Influencing Policy Decisions in Texas

Policy Analysts

A second approach to creating public policy is a bit more objective. Rather than starting with what ought to happen and seeking ways to make it so, policy analysts try to identify all the possible choices available to a decision maker and then gauge their impacts if implemented. The goal of the analyst isn’t really to encourage the implementation of any of the options; rather, it is to make sure decision makers are fully informed about the implications of the decisions they do make.

Understanding the financial and other costs and benefits of policy choices requires analysts to make strategic guesses about how the public and governmental actors will respond. For example, when policymakers are considering changes to health care policy, one very important question is how many people will participate. If very few people had chosen to take advantage of the new health care plans available under the ACA marketplace, it would have been significantly cheaper than advocates proposed, but it also would have failed to accomplish the key goal of increasing the number of insured. But if people who currently have insurance had dropped it to take advantage of ACA’s subsidies, the program’s costs would have skyrocketed with very little real benefit to public health. Similarly, had all states chosen to create their own marketplaces, the cost and complexity of ACA’s implementation would have been greatly reduced.
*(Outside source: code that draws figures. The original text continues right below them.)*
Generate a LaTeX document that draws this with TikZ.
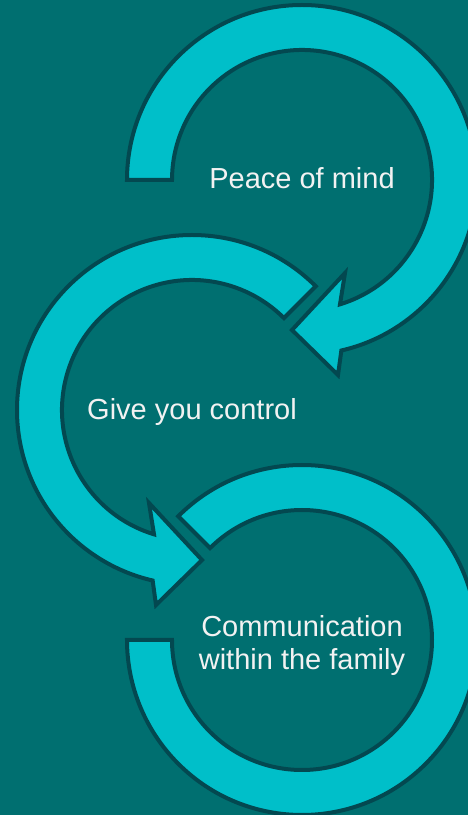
\documentclass[tikz,border=0pt]{standalone}
\usepackage{fontspec}
\setmainfont{Liberation Sans}
\definecolor{bgteal}{RGB}{0,111,112}
\definecolor{ringfill}{RGB}{0,191,201}
\definecolor{ringline}{RGB}{3,72,80}
\definecolor{textwhite}{RGB}{242,242,242}
\begin{document}
\begin{tikzpicture}[
  x=1pt, y=1pt,
  ring/.style={fill=ringfill, draw=ringline, line width=4pt, line join=miter},
  steplabel/.style={text=textwhite, align=center,
    font=\fontsize{29}{33}\selectfont}
]
% Background
\fill[bgteal] (0,0) rectangle (468,815);
\useasboundingbox (0,0) rectangle (468,815);

% Circle centres
\coordinate (c1) at (302,635);
\coordinate (c2) at (192,405);
\coordinate (c3) at (302,175);

% Arrow 1, clockwise
\draw[ring] ([shift={(180:175)}]c1) arc[start angle=180, end angle=-77, radius=175]
  -- ([shift={(36,-195)}]c1) -- ([shift={(-10,-150)}]c1) -- ([shift={(43,-93)}]c1)
  -- ([shift={(-73:130)}]c1) arc[start angle=-73, end angle=180, radius=130] -- cycle;

% Arrow 2, counter-clockwise
\draw[ring] ([shift={(45:175)}]c2) arc[start angle=45, end angle=257, radius=175]
  -- ([shift={(-36,-195)}]c2) -- ([shift={(10,-150)}]c2) -- ([shift={(-43,-93)}]c2)
  -- ([shift={(253:130)}]c2) arc[start angle=253, end angle=45, radius=130] -- cycle;

% Arrow 3, no head
\draw[ring] ([shift={(135:175)}]c3) arc[start angle=135, end angle=-180, radius=175]
  -- ([shift={(-180:130)}]c3) arc[start angle=-180, end angle=135, radius=130] -- cycle;

% Labels
\node[steplabel] (peace) at ([yshift=2]c1) {Peace of mind};
\node[steplabel] (control) at ([yshift=-2]c2) {Give you control};
\node[steplabel] (family) at ([yshift=-6]c3) {Communication\\within the family};

\end{tikzpicture}
\end{document}
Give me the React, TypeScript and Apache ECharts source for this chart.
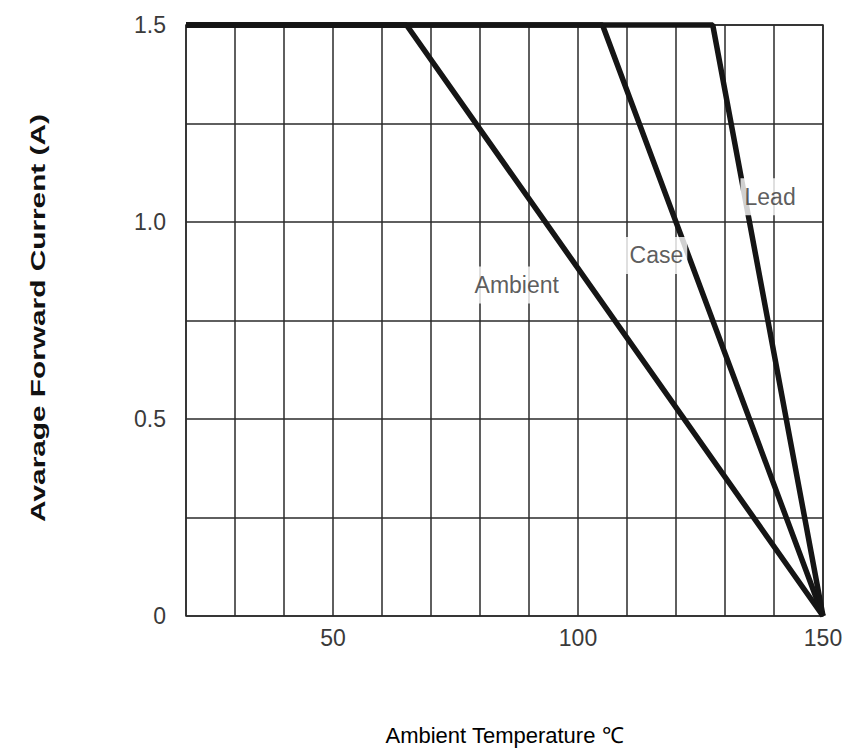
import React, { useEffect, useRef } from "react";
import * as echarts from "echarts";

// Derating curves: [temperature, current]
const ambientCurve: [number, number][] = [[20, 1.5], [65, 1.5], [150, 0]];
const caseCurve: [number, number][] = [[20, 1.5], [105, 1.5], [150, 0]];
const leadCurve: [number, number][] = [[20, 1.5], [127.5, 1.5], [150, 0]];

const curveLabels = ["Ambient", "Case", "Lead"];
const curveLabelX = [87.5, 116, 139.2];
const curveLabelY = [0.84, 0.915, 1.064];

const xTickLabels = [50, 100, 150];
const yTickLabels = [0, 0.5, 1.0, 1.5];

const FONT = "'Liberation Sans', Arial, Helvetica, sans-serif";

export default function App() {
  const ref = useRef<HTMLDivElement>(null);
  useEffect(() => {
    if (!ref.current) return;
    const chart = echarts.init(ref.current, undefined, { renderer: "svg" });
    const lineStyle = { color: "#151515", width: 5.5 };
    const mkLine = (name: string, data: [number, number][]) => ({
      name,
      type: "line",
      data,
      symbol: "none",
      clip: false,
      lineStyle,
      z: 3,
    });
    chart.setOption({
      animation: false,
      backgroundColor: "#ffffff",
      grid: {
        left: 186,
        right: 26,
        top: 25,
        bottom: 134,
        show: true,
        borderColor: "#2a2a2a",
        borderWidth: 1.5,
      },
      xAxis: {
        type: "value",
        min: 20,
        max: 150,
        interval: 10,
        name: "Ambient Temperature ℃",
        nameLocation: "middle",
        nameGap: 108,
        nameTextStyle: { fontFamily: FONT, fontSize: 22, color: "#000" },
        axisLine: { show: false },
        axisTick: { show: false },
        axisLabel: {
          fontFamily: FONT,
          fontSize: 23,
          color: "#3a3a3a",
          margin: 10,
          showMaxLabel: true,
          formatter: (v: number) => (xTickLabels.includes(v) ? String(v) : ""),
        },
        splitLine: { show: true, lineStyle: { color: "#2a2a2a", width: 1.5 } },
      },
      yAxis: {
        type: "value",
        min: 0,
        max: 1.5,
        interval: 0.25,
        axisLine: { show: false },
        axisTick: { show: false },
        axisLabel: {
          fontFamily: FONT,
          fontSize: 23,
          color: "#3a3a3a",
          margin: 20,
          formatter: (v: number) => {
            const hit = yTickLabels.find((t) => Math.abs(t - v) < 1e-9);
            if (hit === undefined) return "";
            return hit === 0 ? "0" : hit.toFixed(1);
          },
        },
        splitLine: { show: true, lineStyle: { color: "#2a2a2a", width: 1.5 } },
      },
      graphic: [
        {
          type: "text",
          x: 38,
          y: 318,
          rotation: Math.PI / 2,
          scaleX: 1.42,
          style: {
            text: "Avarage Forward Current (A)",
            fontFamily: FONT,
            fontSize: 21,
            fontWeight: "bold",
            fill: "#111",
            align: "center",
            verticalAlign: "middle",
          },
        },
      ],
      series: [
        mkLine("Ambient", ambientCurve),
        mkLine("Case", caseCurve),
        mkLine("Lead", leadCurve),
        {
          name: "labels",
          type: "scatter",
          symbolSize: 1,
          itemStyle: { color: "rgba(0,0,0,0)" },
          z: 5,
          data: curveLabels.map((n, i) => ({ name: n, value: [curveLabelX[i], curveLabelY[i]] })),
          label: {
            show: true,
            position: "inside",
            formatter: (p: any) => p.name,
            fontFamily: FONT,
            fontSize: 23,
            color: "#333",
            backgroundColor: "#ffffff",
            padding: [7, 4],
          },
        },
      ],
    });
    return () => chart.dispose();
  }, []);
  return (
    <div
      ref={ref}
      style={{ position: "absolute", left: 0, top: 0, width: 849, height: 751 }}
    />
  );
}
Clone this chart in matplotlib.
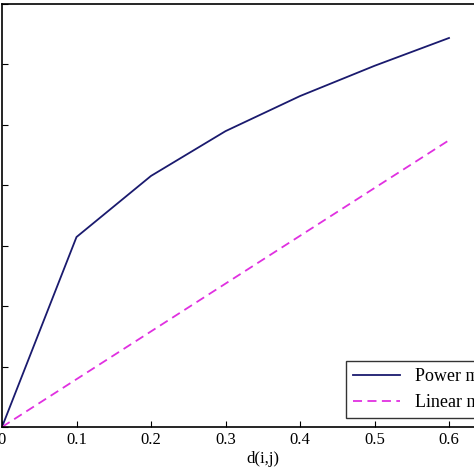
import matplotlib
matplotlib.use("Agg")
import matplotlib.pyplot as plt

x_power = [0, 0.1, 0.2, 0.3, 0.4, 0.5, 0.6]
y_power = [0, 3.14, 4.15, 4.89, 5.47, 5.97, 6.43]
x_linear = [0, 0.6]
y_linear = [0, 4.74]
xticks = [0, 0.1, 0.2, 0.3, 0.4, 0.5, 0.6]
xticklabels = ["0", "0.1", "0.2", "0.3", "0.4", "0.5", "0.6"]

plt.rcParams['font.family'] = ['Liberation Serif', 'DejaVu Serif']
fig = plt.figure(figsize=(4.74, 4.74), dpi=100)
W = 474
ax = fig.add_axes([2/W, 1-427/W, 7*74.5/W, 423.5/W])
l1, = ax.plot(x_power, y_power, color='#1a1a6e', lw=1.3, label='Power model')
l2, = ax.plot(x_linear, y_linear, color='#e030e0', lw=1.3, ls=(0, (5, 3)), label='Linear model')
ax.set_xlim(0, 0.7)
ax.set_ylim(0, 7)
ax.set_xticks(xticks)
ax.set_xticklabels(xticklabels, fontsize=12)
ax.set_yticks(range(8))
ax.set_yticklabels([])
ax.tick_params(direction='in', length=4)
ax.set_xlabel('d(i,j)', fontsize=12, labelpad=2)
for s in ax.spines.values():
    s.set_linewidth(1.2)
leg = fig.legend(handles=[l1, l2], loc='upper left', bbox_to_anchor=(346/W, 1-361/W),
                 fontsize=13, fancybox=False, edgecolor='#333333', framealpha=1,
                 borderaxespad=0, handlelength=2.6)
fig.savefig('out.png', dpi=100)
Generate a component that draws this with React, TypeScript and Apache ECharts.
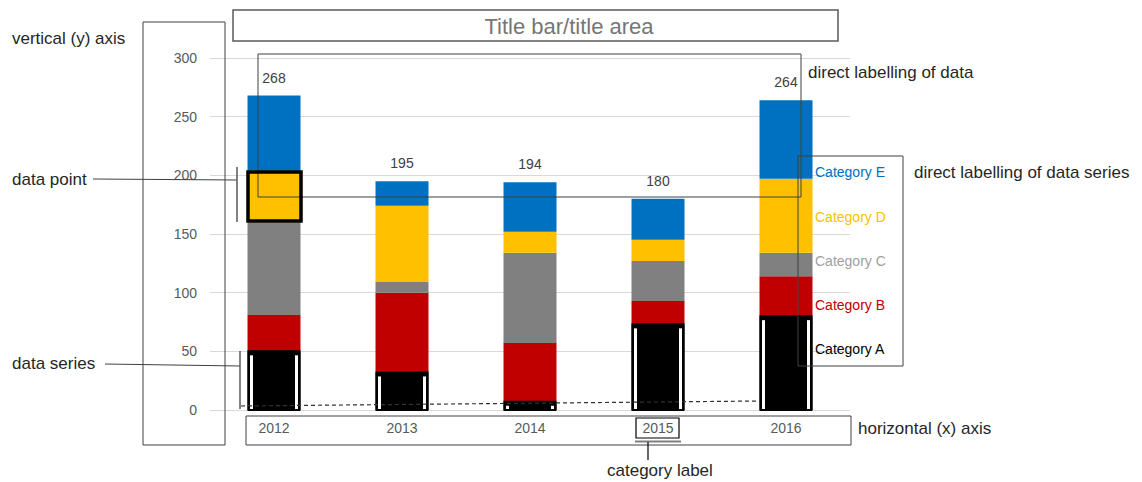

Because advocates have an incentive to understate costs and overstate benefits, policy analysis tends to be a highly politicized aspect of government. It is critical for policymakers and voters that policy analysts provide the most accurate analysis possible. A number of independent or semi-independent think tanks have sprung up in Washington, DC, to provide assessments of policy options. Most businesses or trade organizations also employ their own policy- analysis wings to help them understand proposed changes or even oer some of their own. Some of these try to be as impartial as possible. Most, however, have a known bias toward policy advocacy. The Cato Institute, for example, is well known and highly respected policy analysis group that both liberal and conservative politicians have turned to when considering policy options. But the Cato Institute has a known libertarian bias; most of the problems it selects for analysis have the potential for private sector solutions. This means its analysts tend to include the rosiest assumptions of economic growth when considering tax cuts and to overestimate the costs of public sector proposals.